Она просто маяк, понимаете. Она наш земной маяк.
Выпей кофе, малыш
Мне кажется, успеваю только прикрыть глаза.
Веки горячие и крепко слиплись. Телефон светит так ярко, что я кладу руку на половину экрана. Я прижимаю ладонь к лицу, на счёт три выдыхаю в пальцы и сажусь на кровати. Кровать предупреждающе покачивается. Второй ярус, вспоминаю я. Внизу вижу чей-то развороченный рюкзак и большие ботинки. Мне что-то очень настойчиво снилось, по голове изнутри катается какой-то свинцовый шарик. Аккуратно, как могу, спускаюсь по отчаянно скрипящей лесенке на ледяной кафельный пол. Под пижаму лезет холод. На ощупь ищу ногами кроссовки, потом шарю по постели, нащупывая рюкзак. Это не так сложно: подушки у меня нет, а вместо одеяла вторая простынь; всё, что вы хотели знать о самом дешёвом хостеле в Париже.
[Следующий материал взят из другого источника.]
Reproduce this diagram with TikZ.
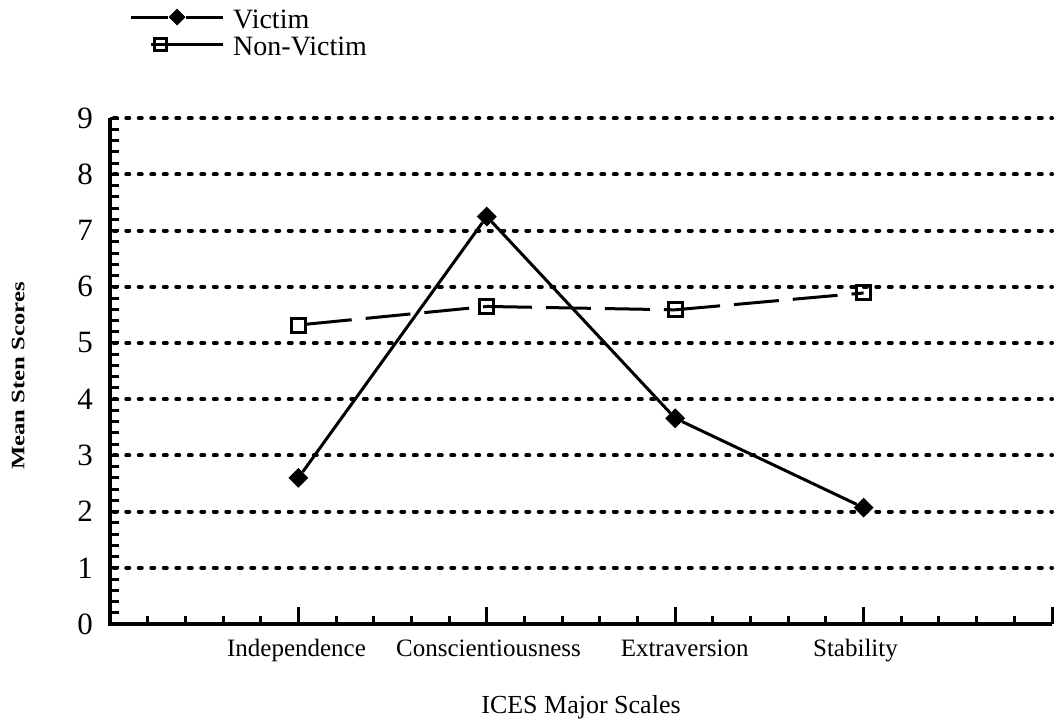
\documentclass[tikz,border=0pt]{standalone}
\usepackage{fontspec}
\setmainfont{Liberation Serif}
\usetikzlibrary{shapes.geometric}

\tikzset{
  grid line/.style={line width=4pt, line cap=round, dash pattern=on 3pt off 9.5pt},
  axis line/.style={line width=4pt},
  tick line/.style={line width=3pt},
  victim mark/.style={diamond, fill=black, inner sep=0pt, minimum size=20pt},
  nonvictim mark/.style={rectangle, draw=black, line width=3pt, inner sep=0pt, minimum size=14pt},
  victim line/.style={line width=3pt},
  nonvictim line/.style={line width=3pt, dash pattern=on 45pt off 14pt},
  num label/.style={font=\fontsize{31}{31}\selectfont, inner sep=0pt, anchor=east},
  cat label/.style={font=\fontsize{25}{25}\selectfont, inner sep=0pt, anchor=base},
  key label/.style={font=\fontsize{28}{28}\selectfont, inner sep=0pt, anchor=base west},
}

\begin{document}
\begin{tikzpicture}[x=188.4pt, y=56.2pt]
  \fill[white] (-0.5839,-1.726) rectangle (5.0265,11.103);

  % Grid
  \foreach \y in {1,...,9}
    \draw[grid line] (0.02,\y) -- (5,\y);

  % Ticks
  \foreach \i in {1,...,45}
    \draw[tick line] (0,\i*0.2) -- ++(9pt,0);
  \foreach \i in {1,...,25}
    \draw[tick line] (\i*0.2,0) -- ++(0,8pt);
  \foreach \i in {1,...,5}
    \draw[tick line] (\i,0) -- ++(0,17pt);

  % Axes
  \draw[axis line] (0,9) -- (0,0) -- (5,0);

  % Axis labels
  \foreach \y in {0,...,9}
    \node[num label] (n\y) at ([xshift=-17pt]0,\y) {\y};
  \node[cat label] (c1) at (0.99,-0.587) {Independence};
  \node[cat label] (c2) at (2.009,-0.587) {Conscientiousness};
  \node[cat label] (c3) at (3.05,-0.587) {Extraversion};
  \node[cat label] (c4) at (3.957,-0.587) {Stability};
  \node[font=\fontsize{26}{26}\selectfont, inner sep=0pt, anchor=base] (xtitle) at (2.5,-1.584) {ICES Major Scales};
  \node[rotate=90, font=\fontsize{19}{19}\selectfont\bfseries, inner sep=0pt] (ytitle) at (-0.488,4.41)
    {\scalebox{1.3}[1]{Mean Sten Scores}};

  % Non-Victim
  \node[nonvictim mark] (nv1) at (1,5.32) {};
  \node[nonvictim mark] (nv2) at (2,5.65) {};
  \node[nonvictim mark] (nv3) at (3,5.59) {};
  \node[nonvictim mark] (nv4) at (4,5.89) {};
  \draw[nonvictim line] (nv1) -- (nv2.center);
  \draw[nonvictim line] (nv2.center) -- (nv3.center);
  \draw[nonvictim line] (nv3.center) -- (nv4.center);

  % Victim
  \node[victim mark] (v1) at (1,2.6) {};
  \node[victim mark] (v2) at (2,7.25) {};
  \node[victim mark] (v3) at (3,3.66) {};
  \node[victim mark] (v4) at (4,2.07) {};
  \draw[victim line] (v1) -- (v2) -- (v3) -- (v4);

  % Legend
  \coordinate (kv0) at (0.111,10.80);
  \coordinate (kv1) at (0.6,10.80);
  \node[victim mark, minimum size=17pt] (kvm) at (0.356,10.80) {};
  \draw[victim line] (kv0) -- (kvm) -- (kv1);
  \node[key label] (kvt) at (0.653,10.59) {Victim};

  \coordinate (kn0) at (0.22,10.32);
  \coordinate (kn1) at (0.6,10.32);
  \node[nonvictim mark, minimum size=12pt] (knm) at (0.27,10.32) {};
  \draw[victim line] (kn0) -- (kn1);
  \node[key label] (knt) at (0.653,10.11) {Non-Victim};
\end{tikzpicture}
\end{document}
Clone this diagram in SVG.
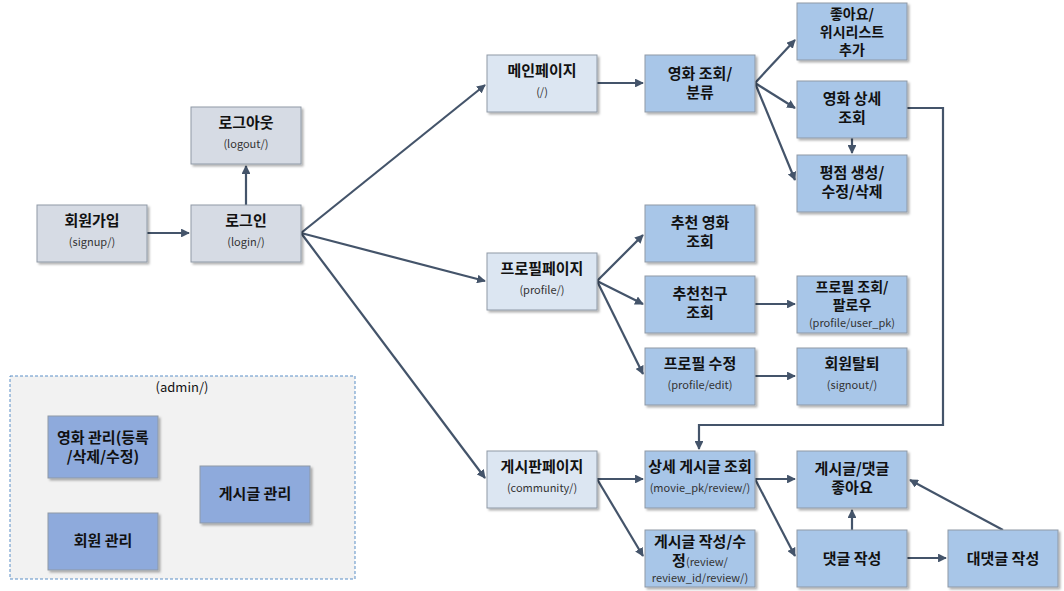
<svg xmlns="http://www.w3.org/2000/svg" width="1064" height="591" viewBox="0 0 1064 591">
<style>
.b{stroke:#8f99a6;stroke-width:1;filter:url(#sh)}
.g{fill:#d6dbe4}.l{fill:#dce6f2}.m{fill:#a8c6e8}.d{fill:#8eaadc}
text{font-family:"Noto Sans CJK KR","Noto Sans",sans-serif;text-anchor:middle;fill:#111}
.t{font-size:15px;font-weight:bold}
.u{font-size:14px;font-weight:bold}
.s{font-size:11px;fill:#333}
.c path,.c line,.c polyline{stroke:#44546a;stroke-width:2.2;fill:none;marker-end:url(#a)}
</style>
<defs>
<marker id="a" viewBox="0 0 10 10" refX="9" refY="5" markerWidth="4" markerHeight="4" orient="auto"><path d="M0,0L10,5L0,10z" fill="#44546a"/></marker>
<filter id="sh" x="-10%" y="-10%" width="130%" height="130%"><feDropShadow dx="2" dy="2" stdDeviation="1" flood-color="#000" flood-opacity="0.3"/></filter>
</defs>
<rect width="1064" height="591" fill="#fff"/>
<g id="admin">
<rect x="10" y="376" width="345" height="203" fill="#f2f2f2" stroke="#5b8fc7" stroke-dasharray="3,2"/>
<text x="182" y="392" style="font-size:13px">(admin/)</text>
</g>
<g class="c" id="connectors">
<line x1="147" y1="233" x2="189" y2="233"/>
<line x1="246" y1="205" x2="246" y2="166"/>
<line x1="301" y1="233" x2="485" y2="85"/>
<line x1="301" y1="233" x2="485" y2="281"/>
<line x1="301" y1="233" x2="485" y2="478"/>
<line x1="597" y1="83" x2="643" y2="83"/>
<line x1="755" y1="83" x2="795" y2="40"/>
<line x1="755" y1="83" x2="795" y2="108"/>
<line x1="755" y1="83" x2="795" y2="180"/>
<line x1="852" y1="138" x2="852" y2="153"/>
<line x1="597" y1="281" x2="643" y2="235"/>
<line x1="597" y1="281" x2="643" y2="304"/>
<line x1="597" y1="281" x2="643" y2="374"/>
<line x1="755" y1="304" x2="795" y2="304"/>
<line x1="755" y1="376" x2="795" y2="376"/>
<polyline points="907,108 943,108 943,425 699,425 699,449"/>
<line x1="597" y1="479" x2="643" y2="479"/>
<line x1="597" y1="479" x2="643" y2="556"/>
<line x1="755" y1="479" x2="795" y2="479"/>
<line x1="755" y1="479" x2="795" y2="556"/>
<line x1="852" y1="530" x2="852" y2="510"/>
<line x1="907" y1="558" x2="946" y2="558"/>
<line x1="1003" y1="530" x2="910" y2="480"/>
</g>
<g id="signup"><rect class="b g" x="37" y="205" width="110" height="57"/><text class="t" x="92" y="226">회원가입</text><text class="s" x="92" y="246">(signup/)</text></g>
<g id="login"><rect class="b g" x="191" y="205" width="110" height="57"/><text class="t" x="246" y="226">로그인</text><text class="s" x="246" y="246">(login/)</text></g>
<g id="logout"><rect class="b g" x="191" y="107" width="110" height="57"/><text class="t" x="246" y="128">로그아웃</text><text class="s" x="246" y="148">(logout/)</text></g>
<g id="main"><rect class="b l" x="487" y="55" width="110" height="57"/><text class="t" x="542" y="76">메인페이지</text><text class="s" x="542" y="96">(/)</text></g>
<g id="profile"><rect class="b l" x="487" y="253" width="110" height="57"/><text class="t" x="542" y="274">프로필페이지</text><text class="s" x="542" y="294">(profile/)</text></g>
<g id="community"><rect class="b l" x="487" y="451" width="110" height="57"/><text class="t" x="542" y="472">게시판페이지</text><text class="s" x="542" y="492">(community/)</text></g>
<g id="movie"><rect class="b m" x="645" y="55" width="110" height="57"/><text class="t" x="700" y="79">영화 조회/</text><text class="t" x="700" y="98">분류</text></g>
<g id="like"><rect class="b m" x="797" y="3" width="110" height="57"/><text class="u" x="852" y="19">좋아요/</text><text class="u" x="852" y="37">위시리스트</text><text class="u" x="852" y="55">추가</text></g>
<g id="detail"><rect class="b m" x="797" y="81" width="110" height="57"/><text class="t" x="852" y="104">영화 상세</text><text class="t" x="852" y="123">조회</text></g>
<g id="rating"><rect class="b m" x="797" y="155" width="110" height="57"/><text class="t" x="852" y="178">평점 생성/</text><text class="t" x="852" y="197">수정/삭제</text></g>
<g id="recmovie"><rect class="b m" x="645" y="205" width="110" height="57"/><text class="t" x="700" y="228">추천 영화</text><text class="t" x="700" y="247">조회</text></g>
<g id="recfriend"><rect class="b m" x="645" y="276" width="110" height="57"/><text class="t" x="700" y="299">추천친구</text><text class="t" x="700" y="318">조회</text></g>
<g id="follow"><rect class="b m" x="797" y="276" width="110" height="57"/><text class="u" x="852" y="292">프로필 조회/</text><text class="u" x="852" y="310">팔로우</text><text class="s" x="852" y="327">(profile/user_pk)</text></g>
<g id="edit"><rect class="b m" x="645" y="348" width="110" height="57"/><text class="t" x="700" y="369">프로필 수정</text><text class="s" x="700" y="389">(profile/edit)</text></g>
<g id="signout"><rect class="b m" x="797" y="348" width="110" height="57"/><text class="t" x="852" y="369">회원탈퇴</text><text class="s" x="852" y="389">(signout/)</text></g>
<g id="review"><rect class="b m" x="645" y="451" width="110" height="57"/><text class="t" x="700" y="472">상세 게시글 조회</text><text class="s" x="700" y="492">(movie_pk/review/)</text></g>
<g id="write"><rect class="b m" x="645" y="530" width="110" height="57"/><text class="t" x="700" y="547">게시글 작성/수</text><text x="700" y="566"><tspan class="t">정</tspan><tspan class="s">(review/</tspan></text><text class="s" x="700" y="582">review_id/review/)</text></g>
<g id="rlike"><rect class="b m" x="797" y="451" width="110" height="57"/><text class="t" x="852" y="474">게시글/댓글</text><text class="t" x="852" y="493">좋아요</text></g>
<g id="comment"><rect class="b m" x="797" y="530" width="110" height="57"/><text class="t" x="852" y="564">댓글 작성</text></g>
<g id="reply"><rect class="b m" x="948" y="530" width="110" height="57"/><text class="t" x="1003" y="564">대댓글 작성</text></g>
<g id="admmovie"><rect class="b d" x="48" y="416" width="110" height="62"/><text class="t" x="103" y="443">영화 관리(등록</text><text class="t" x="103" y="462">/삭제/수정)</text></g>
<g id="admuser"><rect class="b d" x="48" y="513" width="110" height="57"/><text class="t" x="103" y="546">회원 관리</text></g>
<g id="admreview"><rect class="b d" x="200" y="466" width="110" height="57"/><text class="t" x="255" y="499">게시글 관리</text></g>
</svg>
Я на секунду останавливаюсь и, прижавшись к матрасу лбом, улыбаюсь темноте.
Я в Париже.
***
Испанец на ресепшене решает было, что я выезжаю, но я машу руками и с трудом объясняю ему на французском, что ещё вернусь. Он смотрит на меня с любопытством – на часах ещё нет шести утра – но ничего не спрашивает. Я понадёжнее прячу нос в шарф и толкаю дверь наружу. Ещё совсем темно. Прямо передо мной высится большая грязная эстакада с неровным рядком огоньков по перилам. Под ней темнеет заваленная мусором дорога с коротеньким переходом и красивый фонарь с чугунными узорами на плафоне. Фонарь уже не горит – а, может быть, не горит совсем. Ветер гоняет по мокрому асфальту рваные полиэтиленовые пакеты. Белый влажный туман в воздухе настолько густой, что я чувствую, как он оседает холодными дрожащими каплями на фонаре и перилах эстакады.
Тишина.
Я сверяюсь с картой и двигаюсь в направлении Монмартра.
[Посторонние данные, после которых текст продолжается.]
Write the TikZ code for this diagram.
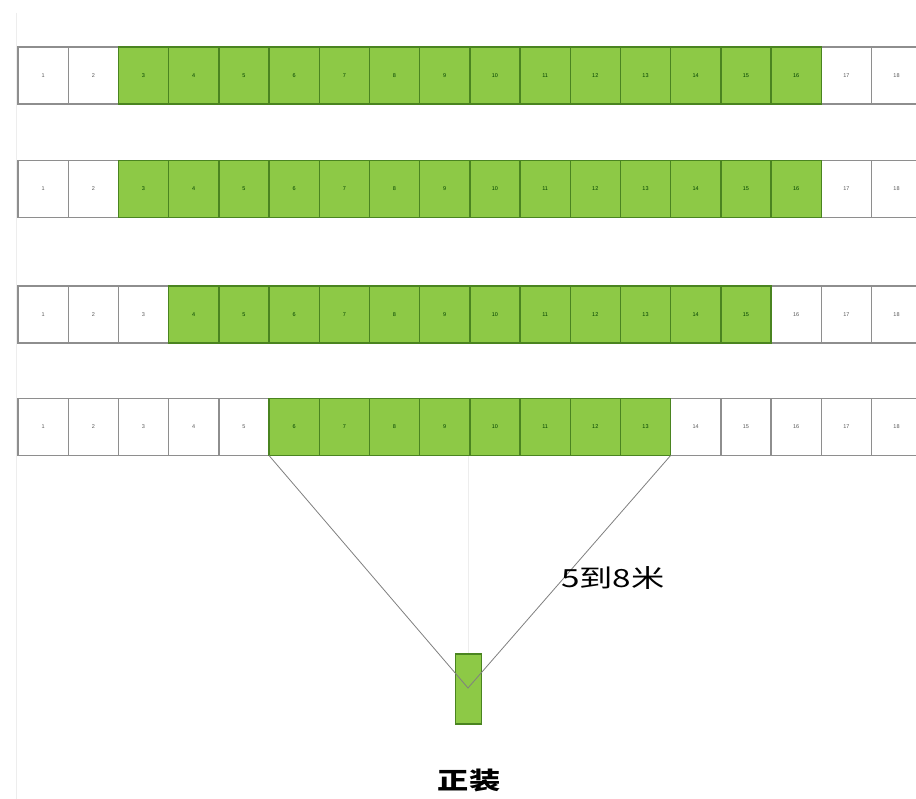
\documentclass[tikz,border=0pt]{standalone}
\usepackage{fontspec}
\usepackage{graphicx}
\setmainfont{Liberation Sans}
\newfontfamily\cjk{Noto Sans CJK SC}
\definecolor{cellgreen}{HTML}{8DC946}
\definecolor{edgegreen}{HTML}{4A8420}
\definecolor{edgegray}{HTML}{8E8E8E}
\definecolor{faint}{HTML}{EDEDED}
\tikzset{
  cellw/.style={draw=edgegray, fill=white, line width=1.4pt, minimum width=50.2pt, minimum height=57pt, inner sep=0pt, outer sep=0pt, font=\fontsize{5.5}{6}\selectfont, text=black!65},
  cellg/.style={cellw, draw=edgegreen, fill=cellgreen, text=black!75!green},
  conn/.style={draw=black!50, line width=0.8pt},
  faintline/.style={draw=faint, line width=0.8pt}
}
\begin{document}
\begin{tikzpicture}[x=1pt,y=-1pt]
\useasboundingbox (0,0) rectangle (916,799);
\fill[white] (0,0) rectangle (916,799);
\draw[faintline] (16,13) -- (16,799);
% rows: center y, first green, last green
\foreach \r/\cy/\ga/\gb in {1/75.5/3/16, 2/189/3/16, 3/314.5/4/15, 4/427/6/13}{
  \foreach \i in {1,...,18}{
    \pgfmathsetmacro{\cx}{18+50.2*(\i-0.5)}
    \ifnum\i<\ga
      \node[cellw] (c\r-\i) at (\cx,\cy) {\i};
    \else\ifnum\i>\gb
      \node[cellw] (c\r-\i) at (\cx,\cy) {\i};
    \fi\fi
  }
  \foreach \i in {\ga,...,\gb}{
    \pgfmathsetmacro{\cx}{18+50.2*(\i-0.5)}
    \node[cellg] (c\r-\i) at (\cx,\cy) {\i};
  }
}
\draw[faintline] (468,456) -- (468,654);
\node[draw=edgegreen, fill=cellgreen, line width=1.2pt, minimum width=26pt, minimum height=70pt, inner sep=0pt, outer sep=0pt] (dev) at (468.5,689) {};
\coordinate (v) at (468,688);
\draw[conn] (c4-6.south west) -- (v) -- (c4-13.south east);
\node[anchor=west, inner sep=0pt] (lbl) at (561,578) {\scalebox{1.33}[1]{\cjk\fontsize{25}{25}\selectfont 5到8米}};
\node[inner sep=0pt] (title) at (469,780) {\scalebox{1.3}[1]{\cjk\bfseries\fontsize{24}{24}\selectfont 正装}};
\end{tikzpicture}
\end{document}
Когда я отправляла Рыбушке адрес места, где собираюсь ночевать, он помолчал и сказал: ничего страшного, по крайней мере, это не Сен-Дени. Первым делом в Париже я узнала, что Сен-Дени – соседняя остановка метро. У входа в хостел стояли двое здоровых темнокожих парней, и мне пришлось коснуться их плечами, чтобы войти.
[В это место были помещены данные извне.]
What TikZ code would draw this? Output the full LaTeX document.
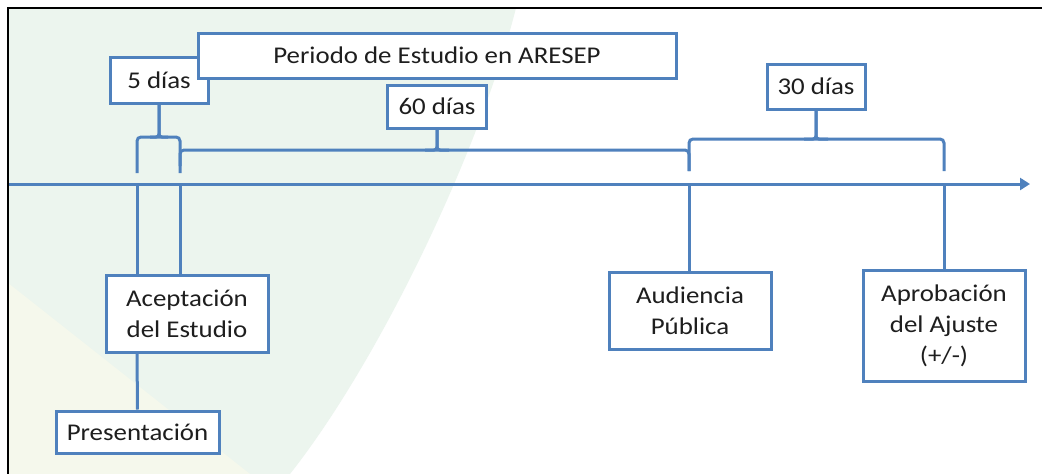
\documentclass[tikz,border=0pt]{standalone}
\usepackage{fontspec}
\setmainfont{Carlito}[FakeStretch=1.12]
\usetikzlibrary{arrows.meta,shadows}
\definecolor{lblue}{HTML}{4F81BD}
\definecolor{bggreen}{HTML}{ECF5EE}
\definecolor{bgyellow}{HTML}{F5F8EC}
\definecolor{txt}{HTML}{1E1E1E}
\begin{document}
\begin{tikzpicture}[x=1pt,y=-1pt,
  box/.style={draw=lblue, line width=3pt, fill=white, inner sep=0pt,
    text=txt, align=center, font=\fontsize{24}{31}\selectfont,
    drop shadow={shadow xshift=1.5pt, shadow yshift=-2pt, opacity=0.35}},
  conn/.style={draw=lblue, line width=3pt},
  brace/.style={draw=lblue, line width=3pt, rounded corners=4pt},
  tip/.style={draw=lblue, line width=3pt, rounded corners=3pt}]
\useasboundingbox (0,0) rectangle (1042,474);
% background
\fill[white] (0,0) rectangle (1042,474);
\fill[bggreen] (8,8) -- (516,8) .. controls (480,150) and (380,360) .. (290,474) -- (8,474) -- cycle;
\fill[bgyellow] (8,283) -- (250,474) -- (8,474) -- cycle;
\draw[black, line width=2pt] (8,474) -- (8,8) -- (1042,8);
% timeline
\coordinate (tstart) at (9,184);
\coordinate (tend) at (1030,184);
\draw[conn, -{Triangle[length=10pt,width=12pt]}] (tstart) -- (tend);
% boxes
\node[box, minimum width=98pt, minimum height=46pt] (fives) at (159,80) {5 días};
\node[box, minimum width=478pt, minimum height=45pt] (periodo) at (437,55.5) {Periodo de Estudio en ARESEP};
\node[box, minimum width=99pt, minimum height=43pt] (sesenta) at (437,106.5) {60 días};
\node[box, minimum width=98pt, minimum height=45pt] (treinta) at (816,86.5) {30 días};
\node[box, minimum width=162pt, minimum height=77pt] (acep) at (187,313.5) {Aceptación\\del Estudio};
\node[box, minimum width=163pt, minimum height=42pt] (pres) at (137.5,432) {Presentación};
\node[box, minimum width=162pt, minimum height=77pt] (aud) at (690,310.5) {Audiencia\\Pública};
\node[box, minimum width=162pt, minimum height=111pt] (aprob) at (944,325.5) {Aprobación\\del Ajuste\\(+/-)};
% timeline points
\coordinate (p1) at (137,184);
\coordinate (p2) at (180,184);
\coordinate (p3) at (689,184);
\coordinate (p4) at (944,184);
% verticals
\draw[conn] (p1) -- (p1 |- acep.north);
\draw[conn] (p2) -- (p2 |- acep.north);
\draw[conn] (p3) -- (p3 |- aud.north);
\draw[conn] (p4) -- (p4 |- aprob.north);
\draw[conn] (p1 |- acep.south) -- (pres.north);
% brace 5 dias
\coordinate (b1a) at (137,173);
\coordinate (b1b) at (180,173);
\draw[brace] (b1a) |- (180,137) -- (b1b);
\draw[tip] (150,137) -| (fives.south);
\draw[tip] (168,137) -| (fives.south);
% brace 60 dias
\coordinate (b2a) at (180,166);
\coordinate (b2b) at (689,171);
\draw[brace] (b2a) |- (689,150) -- (b2b);
\draw[tip] (425,150) -| (sesenta.south);
\draw[tip] (449,150) -| (sesenta.south);
% brace 30 dias
\coordinate (b3a) at (689,171);
\coordinate (b3b) at (944,171);
\draw[brace] (b3a) |- (944,139) -- (b3b);
\draw[tip] (804,139) -| (treinta.south);
\draw[tip] (828,139) -| (treinta.south);
% redraw boxes above connectors
\node[box, minimum width=98pt, minimum height=46pt] at (fives) {5 días};
\node[box, minimum width=478pt, minimum height=45pt] at (periodo) {Periodo de Estudio en ARESEP};
\end{tikzpicture}
\end{document}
Войти и оказаться среди чёрных стен, отделанных красным – будто на живое мясо накинули чёрную драпировку. Впрочем, это всё равно было лучше, чем снаружи.
Китайский, африканский и арабский кварталы Парижа в одном месте.
О да, я умею путешествовать.
До Монмартра мне десять минут пешком. Десять минут пешком в темноте по узким, совершенно промокшим и мертвенно тихим улицам. Туман висит над битым асфальтом. Витрины заколочены и сплошь заросли граффити. Пару раз встречаются тощие бродячие псы. Я пытаюсь греть руки в карманах и иду так быстро, как только могу, чтобы не сорваться на бег. Мне не страшно. Почему-то я уверена, что в Париже со мной ничего не может случиться. Я слишком люблю его. Я только стараюсь вертеть головой так, чтобы туман не пробрался под шарф. В желудке и лёгких что-то дрожит – я почти не сплю уже вторую ночь, промёрзла в зябкой комнате хостела и больше всего на свете, страшно, дьявольски хочу горячего кофе, но раньше восьми здесь ничего не откроется, и даже попавшийся мне по пути Бургер Кинг апатично смотрит на меня закрытыми стеклянными дверьми.